My mind was suddenly a-flood with Mary Poppins. And then Peter Pan. Scenes of Old London Town. Mixing with the picture I paint in my book of a City now corrupted by worse pollution than the soot of old.

And through it all, I remember the scene of the Father walking his lonely walk to the authorities of his Bank. To face the music on his own.

For why? Well, after he did his dithering stupid man thing. Of trying to get his son to part with his money. When his son wanted only to give it to the lady feeding the pigeons. In one of the most powerful cinema moments I can recall. Basically, after Dad had been the Dick (sorry about the pun). He stood by his son. Because that is what Fathers do. They protect.

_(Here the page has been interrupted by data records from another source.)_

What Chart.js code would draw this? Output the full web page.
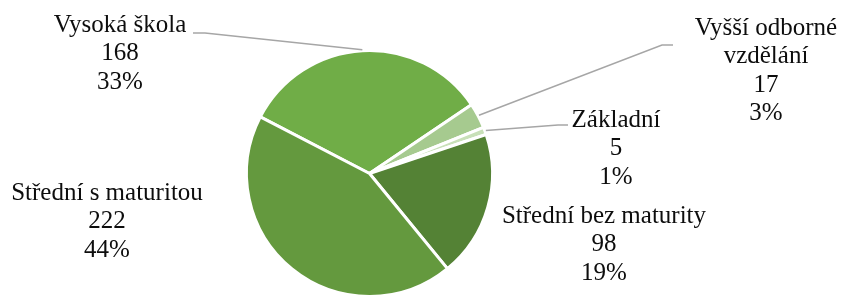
<!DOCTYPE html>
<html>
<head>
<meta charset="utf-8">
<script src="https://cdn.jsdelivr.net/npm/chart.js@4/dist/chart.umd.min.js"></script>
<style>
  html, body { margin: 0; padding: 0; background: #fff; overflow: hidden; }
  #wrap { width: 842px; height: 310px; position: relative; }
</style>
</head>
<body>
<div id="wrap"><canvas id="myChart"></canvas></div>
<script>
// data
const categories = ["Vysoká škola", "Vyšší odborné vzdělání", "Základní", "Střední bez maturity", "Střední s maturitou"];
const counts = [168, 17, 5, 98, 222];
const nameLines = [["Vysoká škola"], ["Vyšší odborné", "vzdělání"], ["Základní"], ["Střední bez maturity"], ["Střední s maturitou"]];
const sliceColors = ["#70ad47", "#a6ca8f", "#c8e0b8", "#548235", "#64993e"];

// label placement: text centre x, first baseline y, optional leader elbow + end
const labelSpots = [
  { x: 120, y: 32, leader: [[205, 33], [193, 33]] },
  { x: 766, y: 35, leader: [[662, 45], [673, 45]] },
  { x: 616, y: 127, leader: [[558, 125], [568, 125]] },
  { x: 604, y: 223 },
  { x: 107, y: 200 },
];

const total = counts.reduce((a, b) => a + b, 0);

const dataLabels = {
  id: "dataLabels",
  afterDraw(chart) {
    const { ctx } = chart;
    const arcs = chart.getDatasetMeta(0).data;
    ctx.save();
    arcs.forEach((arc, i) => {
      const { x, y, startAngle, endAngle, outerRadius } = arc.getProps(["x", "y", "startAngle", "endAngle", "outerRadius"], true);
      const spot = labelSpots[i];
      if (spot.leader) {
        const mid = (startAngle + endAngle) / 2;
        const r = outerRadius + 1;
        ctx.beginPath();
        ctx.moveTo(x + Math.cos(mid) * r, y + Math.sin(mid) * r);
        spot.leader.forEach(([px, py]) => ctx.lineTo(px, py));
        ctx.strokeStyle = "#a6a6a6";
        ctx.lineWidth = 1.5;
        ctx.stroke();
      }
      const lines = [...nameLines[i], String(counts[i]), Math.round(counts[i] / total * 100) + "%"];
      ctx.fillStyle = "#0d0d0d";
      ctx.font = "25px 'Liberation Serif', 'Times New Roman', serif";
      ctx.textAlign = "center";
      ctx.textBaseline = "alphabetic";
      lines.forEach((t, k) => ctx.fillText(t, spot.x, spot.y + k * 28.3));
    });
    ctx.restore();
  },
};

new Chart(document.getElementById("myChart"), {
  type: "pie",
  data: {
    labels: categories,
    datasets: [{
      data: counts,
      backgroundColor: sliceColors,
      borderColor: "#ffffff",
      borderWidth: 3,
    }],
  },
  options: {
    responsive: true,
    maintainAspectRatio: false,
    animation: false,
    rotation: -62.6,
    layout: { padding: { top: 49, bottom: 12, left: 245, right: 348 } },
    plugins: { legend: { display: false }, tooltip: { enabled: false } },
  },
  plugins: [dataLabels],
});
</script>
</body>
</html>
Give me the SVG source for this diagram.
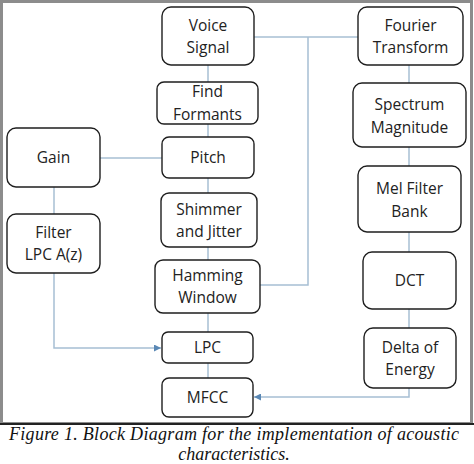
<svg xmlns="http://www.w3.org/2000/svg" width="474" height="464" viewBox="0 0 474 464">
<defs>
<style>
.n rect{fill:#fff;stroke:#1e1e1e;stroke-width:1.4}
.n text{font-family:"Open Sans","Liberation Sans",sans-serif;font-size:15.5px;fill:#222;text-anchor:middle}
.c path{fill:none;stroke:#a7bfd3;stroke-width:1.5}
.cap{font-family:"Liberation Serif",serif;font-style:italic;font-size:18px;fill:#111;text-anchor:middle}
</style>
<marker id="ah" viewBox="0 0 10 10" refX="10" refY="5" markerWidth="7" markerHeight="7" markerUnits="userSpaceOnUse" orient="auto">
<path d="M0,0 L10,5 L0,10 z" fill="#5a88b5"/>
</marker>
</defs>
<rect x="0" y="0" width="474" height="464" fill="#fff"/>
<rect x="1.5" y="1.5" width="470" height="422" fill="#fff" stroke="#8c8c8c" stroke-width="3"/>
<line x1="0" y1="424" x2="474" y2="424" stroke="#222" stroke-width="2"/>
<g class="c" id="connectors">
<path d="M254 37 H358"/>
<path d="M308 37 V285 H260"/>
<path d="M208 65 V82"/>
<path d="M208 124 V137"/>
<path d="M208 178 V193"/>
<path d="M208 247 V260"/>
<path d="M208 313 V332"/>
<path d="M208 363 V378"/>
<path d="M100 158 H162"/>
<path d="M54 187 V214"/>
<path d="M54 273 V348 H161" marker-end="url(#ah)"/>
<path d="M409 65 V83"/>
<path d="M409 147 V166"/>
<path d="M409 232 V252"/>
<path d="M409 309 V328"/>
<path d="M409 388 V397 H254" marker-end="url(#ah)"/>
</g>
<g class="n" id="voice"><rect x="162" y="7" width="92" height="58" rx="9"/><text x="208" y="31">Voice</text><text x="208" y="53">Signal</text></g>
<g class="n" id="fourier"><rect x="358" y="7" width="105" height="58" rx="9"/><text x="410.5" y="31">Fourier</text><text x="410.5" y="53">Transform</text></g>
<g class="n" id="formants"><rect x="157" y="82" width="101" height="42" rx="7"/><text x="207.5" y="97">Find</text><text x="207.5" y="120">Formants</text></g>
<g class="n" id="spectrum"><rect x="353" y="83" width="113" height="64" rx="9"/><text x="409.5" y="110">Spectrum</text><text x="409.5" y="133">Magnitude</text></g>
<g class="n" id="gain"><rect x="7" y="128" width="93" height="59" rx="9"/><text x="53.5" y="163">Gain</text></g>
<g class="n" id="pitch"><rect x="162" y="137" width="92" height="41" rx="7"/><text x="208" y="163">Pitch</text></g>
<g class="n" id="mel"><rect x="358" y="166" width="103" height="66" rx="9"/><text x="409.5" y="194">Mel Filter</text><text x="409.5" y="217">Bank</text></g>
<g class="n" id="shimmer"><rect x="161" y="193" width="96" height="54" rx="8"/><text x="209" y="215">Shimmer</text><text x="209" y="237">and Jitter</text></g>
<g class="n" id="filter"><rect x="7" y="214" width="93" height="59" rx="9"/><text x="53.5" y="238">Filter</text><text x="53.5" y="260">LPC A(z)</text></g>
<g class="n" id="hamming"><rect x="155" y="260" width="105" height="53" rx="8"/><text x="207.5" y="281">Hamming</text><text x="207.5" y="303">Window</text></g>
<g class="n" id="dct"><rect x="363" y="252" width="93" height="57" rx="9"/><text x="409.5" y="286">DCT</text></g>
<g class="n" id="lpc"><rect x="162" y="332" width="91" height="31" rx="6"/><text x="207.5" y="353">LPC</text></g>
<g class="n" id="delta"><rect x="364" y="328" width="92" height="60" rx="9"/><text x="410" y="353">Delta of</text><text x="410" y="375">Energy</text></g>
<g class="n" id="mfcc"><rect x="162" y="378" width="91" height="39" rx="7"/><text x="207.5" y="403">MFCC</text></g>
<text class="cap" x="234" y="440" textLength="450" lengthAdjust="spacing">Figure 1. Block Diagram for the implementation of acoustic</text>
<text class="cap" x="234" y="460">characteristics.</text>
</svg>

Not sure why this conflates with Peter Pan. But somehow, it does. I mean, c'mon, this is the same mind that gives you Pop Voxx. Give me a break. Anyway. Suddenly, I got it.

The day my friend Hugh died, I had to hold the hands of his eleven year old daughter, and tell her that everything would be alright, when all she wanted to know was why her Father was dead.

Why on earth would I ever stop? Time? Danger? A baseball game? What? A father protects. Her father was dead. The father of her sister and brother was dead. Who else was going to protect them? Find out the truth? No-one else stepped forward. They all ran away.

So. No more cute answers. Just a rather boring one. I didn't stop because we haven't yet reached the end. We don't yet have a full answer. So, why on earth would I stop?

The book isn't an end. It isn't closure. It is merely the next step in finding the truth.

As for future radio interviews, I'll keep the cute answers for the question: "Who do you want to have play you in the movie version ... ??"